“The audactity of those fast food workers, asking for $15. an hour wages!”
You know they’re thinking it, even if that’s not exactly what they’re saying.
By “they” I do not just mean industry employers. A lot of Americans who make barely more than $15. an hour, or even a lot less, doing jobs outside of food service, are shaking their heads in irritated disbelief at the tremendous crust of those striking workers.
That’s because we have so bought into the invisible class system that has been successfully imposed on American labor that we don’t even realize we’re doing it.
It’s a system that’s worked like gang-busters for low-wage employers, lowering expectations for the vast underclass of manual and service laborers that now represent the majority of jobs in America. In so doing, it has pitted worker against worker, isolating sectors of employment and effectively disabling efforts to unionize.
With that success at isolation, fast food industry giants and poverty employers like Walmart have seen their portion of the American economic pie grow exponentially, while the middle class has suffered a steady decline.
That decline in the middle class has further enriched low-wage employers by expanding their customer base with families who are no longer financially empowered to make other shopping and dining choices.
Those audacious minimum wage workers now demanding a living wage are really doing so on behalf of the majority of Americans who live paycheck to paycheck. If their efforts are even halfway successful, and we see a federal minimum wage of $10. per hour (a figure that even the President has recently endorsed) the result will lift millions of families out of extreme poverty and set them in the lap of only relative poverty.
Why are they demanding $15. per hour, you might ask (an involuntary “tsk” escaping as you do)?
The answer is that they have taken a page from their employers and recognize that, in order to achieve on any level, you’ve simply got to overreach. Success lies in the inevitable compromise; the “grand bargain.”

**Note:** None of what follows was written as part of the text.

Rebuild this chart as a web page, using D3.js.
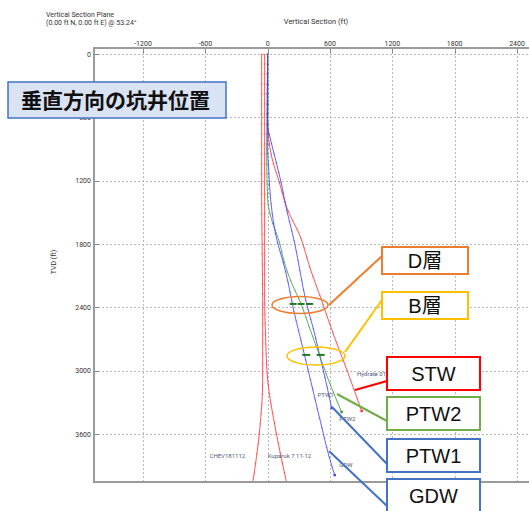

If they just asked for a minimum of $10. per hour, all negotiation would be built around the assumption that the point of agreement lies somewhere south of that figure; and any gain would finally be insubstantial.
Laborers who see so little to gain for so much risk would be unlikely to join a walk-out; and that goes to the core of why many organizing efforts go nowhere in this crushing economy.

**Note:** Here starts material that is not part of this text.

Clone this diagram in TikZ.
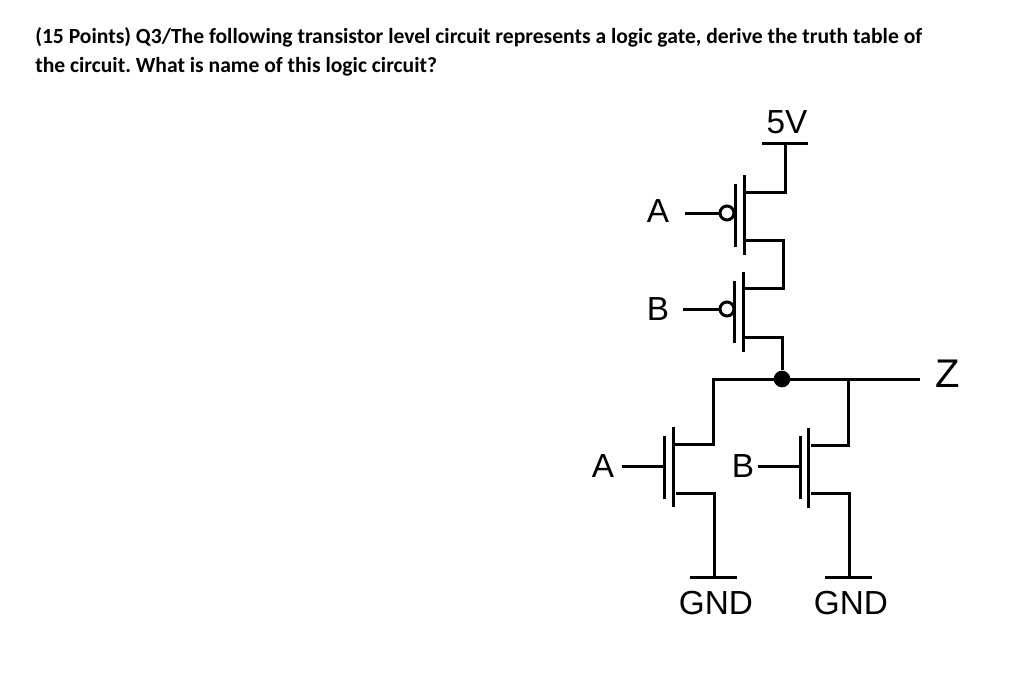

Tired and intimidated as low-wage workers are, it takes an audacious effort, with eyes on a real prize, to mobilize their weary numbers.
It’s a gamble, but many believe its time is right.
The tired old arguments for not raising the minimum wage have lost their timber. Growing income inequity boldly asserts itself at every turn despite decades of “trickle-down” declarations; and social media spreads the message far and wide.
What better place to start than in the fastest growing sector of the economy?
Let’s have some fairness with those (heavily subsidized) fries; and then let’s go visit the local Walmart.
I know some long-time pot smokers whose husband had to stop because his employer wanted him tho get a CDL and that required pot-testing (urine tests are primarily against pot smokers). The wife became a fierce anti-pot person, saying that all food stamp recipients should have to get tested.
Her position was that since she and her husband couldn’t smoke anymore, then no one else should either. The correct position would be to agitate against pointless urine tests that are designed to punish only the pot smokers.
The same rules apply to decent pay. The poor wage slave says, ‘How dare anyone get paid a decent rate, better than I make!’ Instead, the poor wage slaves should all join forces in some kind of unified group (too bad we didn’t have a group like that, a ‘union’ if you will), to force their wealthy bosses to share some of the huge profits with those that actually do the work.